# [Given task]
Skip the pictures. Transcribe the rest of the data below without changing a word.

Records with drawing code
#####

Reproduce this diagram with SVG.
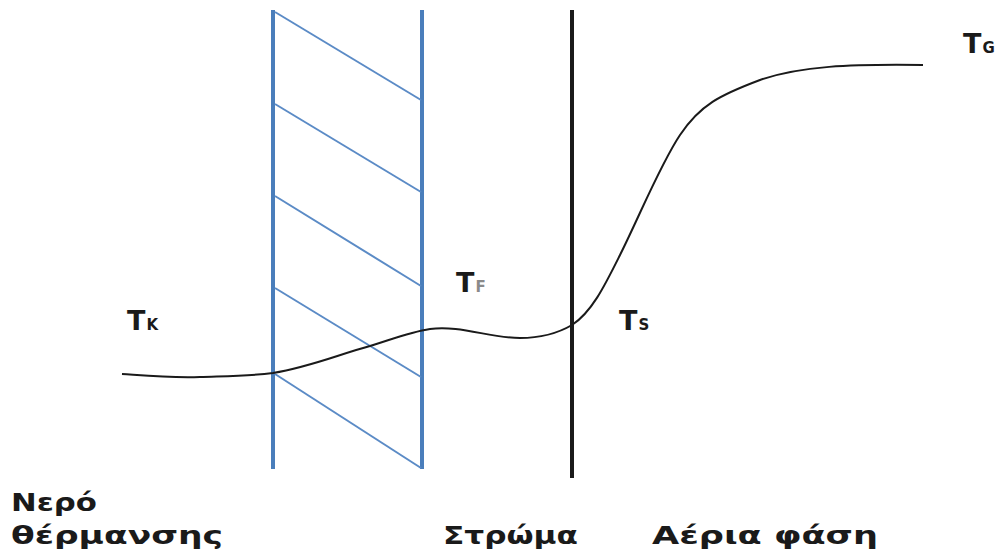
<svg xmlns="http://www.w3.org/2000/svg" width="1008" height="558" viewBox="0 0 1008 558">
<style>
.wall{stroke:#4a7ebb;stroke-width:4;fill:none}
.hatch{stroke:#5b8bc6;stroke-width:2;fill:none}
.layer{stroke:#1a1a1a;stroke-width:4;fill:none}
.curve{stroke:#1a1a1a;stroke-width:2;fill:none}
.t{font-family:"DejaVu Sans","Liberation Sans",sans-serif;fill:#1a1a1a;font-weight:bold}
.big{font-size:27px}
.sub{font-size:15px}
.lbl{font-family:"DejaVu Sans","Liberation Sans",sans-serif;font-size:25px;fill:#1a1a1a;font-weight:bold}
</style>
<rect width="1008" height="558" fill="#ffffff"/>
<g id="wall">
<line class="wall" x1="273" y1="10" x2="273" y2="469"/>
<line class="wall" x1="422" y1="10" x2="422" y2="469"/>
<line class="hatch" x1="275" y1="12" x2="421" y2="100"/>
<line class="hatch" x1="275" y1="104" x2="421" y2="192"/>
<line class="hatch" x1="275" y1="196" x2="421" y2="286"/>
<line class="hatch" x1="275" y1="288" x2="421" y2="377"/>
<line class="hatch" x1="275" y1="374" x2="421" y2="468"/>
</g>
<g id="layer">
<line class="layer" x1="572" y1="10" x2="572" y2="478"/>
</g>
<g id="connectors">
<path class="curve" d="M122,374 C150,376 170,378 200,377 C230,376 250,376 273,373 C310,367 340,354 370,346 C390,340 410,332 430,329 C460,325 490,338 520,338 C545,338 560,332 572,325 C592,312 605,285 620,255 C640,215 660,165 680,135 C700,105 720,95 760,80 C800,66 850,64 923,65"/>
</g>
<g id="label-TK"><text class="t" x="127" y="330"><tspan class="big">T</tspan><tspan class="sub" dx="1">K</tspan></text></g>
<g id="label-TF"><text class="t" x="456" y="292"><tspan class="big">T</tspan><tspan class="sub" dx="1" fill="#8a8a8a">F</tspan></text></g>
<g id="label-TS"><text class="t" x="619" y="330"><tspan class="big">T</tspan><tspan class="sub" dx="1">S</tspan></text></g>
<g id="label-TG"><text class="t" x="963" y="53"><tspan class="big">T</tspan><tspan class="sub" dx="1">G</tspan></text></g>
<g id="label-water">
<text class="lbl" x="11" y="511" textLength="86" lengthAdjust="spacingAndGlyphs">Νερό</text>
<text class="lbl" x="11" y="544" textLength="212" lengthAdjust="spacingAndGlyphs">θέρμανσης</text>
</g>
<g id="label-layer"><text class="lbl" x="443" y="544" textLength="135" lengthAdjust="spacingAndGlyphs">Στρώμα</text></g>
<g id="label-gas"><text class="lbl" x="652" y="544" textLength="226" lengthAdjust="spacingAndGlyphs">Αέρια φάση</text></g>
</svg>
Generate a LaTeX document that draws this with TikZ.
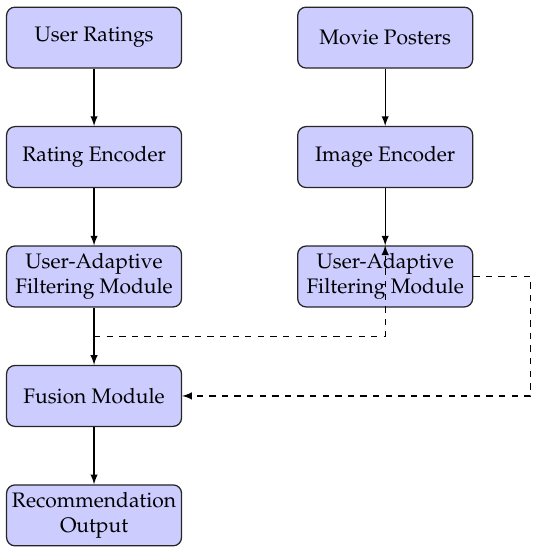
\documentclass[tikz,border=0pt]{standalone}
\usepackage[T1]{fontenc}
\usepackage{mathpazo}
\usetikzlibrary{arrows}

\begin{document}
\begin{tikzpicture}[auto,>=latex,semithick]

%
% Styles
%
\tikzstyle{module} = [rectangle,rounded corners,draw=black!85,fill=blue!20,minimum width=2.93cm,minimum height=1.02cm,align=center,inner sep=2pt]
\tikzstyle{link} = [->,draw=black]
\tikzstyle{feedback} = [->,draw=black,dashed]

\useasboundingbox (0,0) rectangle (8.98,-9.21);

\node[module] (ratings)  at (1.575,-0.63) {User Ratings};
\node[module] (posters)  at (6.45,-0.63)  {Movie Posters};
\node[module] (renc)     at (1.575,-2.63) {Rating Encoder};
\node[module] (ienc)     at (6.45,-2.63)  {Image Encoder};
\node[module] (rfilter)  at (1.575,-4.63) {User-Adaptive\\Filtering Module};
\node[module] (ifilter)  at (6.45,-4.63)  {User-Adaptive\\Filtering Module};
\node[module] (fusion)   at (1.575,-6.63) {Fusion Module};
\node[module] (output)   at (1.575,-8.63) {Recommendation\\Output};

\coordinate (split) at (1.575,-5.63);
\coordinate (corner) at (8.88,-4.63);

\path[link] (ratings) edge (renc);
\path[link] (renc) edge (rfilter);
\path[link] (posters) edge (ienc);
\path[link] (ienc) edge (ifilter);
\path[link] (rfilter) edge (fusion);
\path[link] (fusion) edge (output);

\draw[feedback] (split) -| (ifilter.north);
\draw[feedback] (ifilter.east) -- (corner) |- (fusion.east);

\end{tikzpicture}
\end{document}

#####

# [Task output]
Reproduce this diagram with SVG.
<svg xmlns="http://www.w3.org/2000/svg" width="1008" height="558" viewBox="0 0 1008 558">
<style>
.wall{stroke:#4a7ebb;stroke-width:4;fill:none}
.hatch{stroke:#5b8bc6;stroke-width:2;fill:none}
.layer{stroke:#1a1a1a;stroke-width:4;fill:none}
.curve{stroke:#1a1a1a;stroke-width:2;fill:none}
.t{font-family:"DejaVu Sans","Liberation Sans",sans-serif;fill:#1a1a1a;font-weight:bold}
.big{font-size:27px}
.sub{font-size:15px}
.lbl{font-family:"DejaVu Sans","Liberation Sans",sans-serif;font-size:25px;fill:#1a1a1a;font-weight:bold}
</style>
<rect width="1008" height="558" fill="#ffffff"/>
<g id="wall">
<line class="wall" x1="273" y1="10" x2="273" y2="469"/>
<line class="wall" x1="422" y1="10" x2="422" y2="469"/>
<line class="hatch" x1="275" y1="12" x2="421" y2="100"/>
<line class="hatch" x1="275" y1="104" x2="421" y2="192"/>
<line class="hatch" x1="275" y1="196" x2="421" y2="286"/>
<line class="hatch" x1="275" y1="288" x2="421" y2="377"/>
<line class="hatch" x1="275" y1="374" x2="421" y2="468"/>
</g>
<g id="layer">
<line class="layer" x1="572" y1="10" x2="572" y2="478"/>
</g>
<g id="connectors">
<path class="curve" d="M122,374 C150,376 170,378 200,377 C230,376 250,376 273,373 C310,367 340,354 370,346 C390,340 410,332 430,329 C460,325 490,338 520,338 C545,338 560,332 572,325 C592,312 605,285 620,255 C640,215 660,165 680,135 C700,105 720,95 760,80 C800,66 850,64 923,65"/>
</g>
<g id="label-TK"><text class="t" x="127" y="330"><tspan class="big">T</tspan><tspan class="sub" dx="1">K</tspan></text></g>
<g id="label-TF"><text class="t" x="456" y="292"><tspan class="big">T</tspan><tspan class="sub" dx="1" fill="#8a8a8a">F</tspan></text></g>
<g id="label-TS"><text class="t" x="619" y="330"><tspan class="big">T</tspan><tspan class="sub" dx="1">S</tspan></text></g>
<g id="label-TG"><text class="t" x="963" y="53"><tspan class="big">T</tspan><tspan class="sub" dx="1">G</tspan></text></g>
<g id="label-water">
<text class="lbl" x="11" y="511" textLength="86" lengthAdjust="spacingAndGlyphs">Νερό</text>
<text class="lbl" x="11" y="544" textLength="212" lengthAdjust="spacingAndGlyphs">θέρμανσης</text>
</g>
<g id="label-layer"><text class="lbl" x="443" y="544" textLength="135" lengthAdjust="spacingAndGlyphs">Στρώμα</text></g>
<g id="label-gas"><text class="lbl" x="652" y="544" textLength="226" lengthAdjust="spacingAndGlyphs">Αέρια φάση</text></g>
</svg>
Generate a LaTeX document that draws this with TikZ.
\documentclass[tikz,border=0pt]{standalone}
\usepackage[T1]{fontenc}
\usepackage{mathpazo}
\usetikzlibrary{arrows}

\begin{document}
\begin{tikzpicture}[auto,>=latex,semithick]

%
% Styles
%
\tikzstyle{module} = [rectangle,rounded corners,draw=black!85,fill=blue!20,minimum width=2.93cm,minimum height=1.02cm,align=center,inner sep=2pt]
\tikzstyle{link} = [->,draw=black]
\tikzstyle{feedback} = [->,draw=black,dashed]

\useasboundingbox (0,0) rectangle (8.98,-9.21);

\node[module] (ratings)  at (1.575,-0.63) {User Ratings};
\node[module] (posters)  at (6.45,-0.63)  {Movie Posters};
\node[module] (renc)     at (1.575,-2.63) {Rating Encoder};
\node[module] (ienc)     at (6.45,-2.63)  {Image Encoder};
\node[module] (rfilter)  at (1.575,-4.63) {User-Adaptive\\Filtering Module};
\node[module] (ifilter)  at (6.45,-4.63)  {User-Adaptive\\Filtering Module};
\node[module] (fusion)   at (1.575,-6.63) {Fusion Module};
\node[module] (output)   at (1.575,-8.63) {Recommendation\\Output};

\coordinate (split) at (1.575,-5.63);
\coordinate (corner) at (8.88,-4.63);

\path[link] (ratings) edge (renc);
\path[link] (renc) edge (rfilter);
\path[link] (posters) edge (ienc);
\path[link] (ienc) edge (ifilter);
\path[link] (rfilter) edge (fusion);
\path[link] (fusion) edge (output);

\draw[feedback] (split) -| (ifilter.north);
\draw[feedback] (ifilter.east) -- (corner) |- (fusion.east);

\end{tikzpicture}
\end{document}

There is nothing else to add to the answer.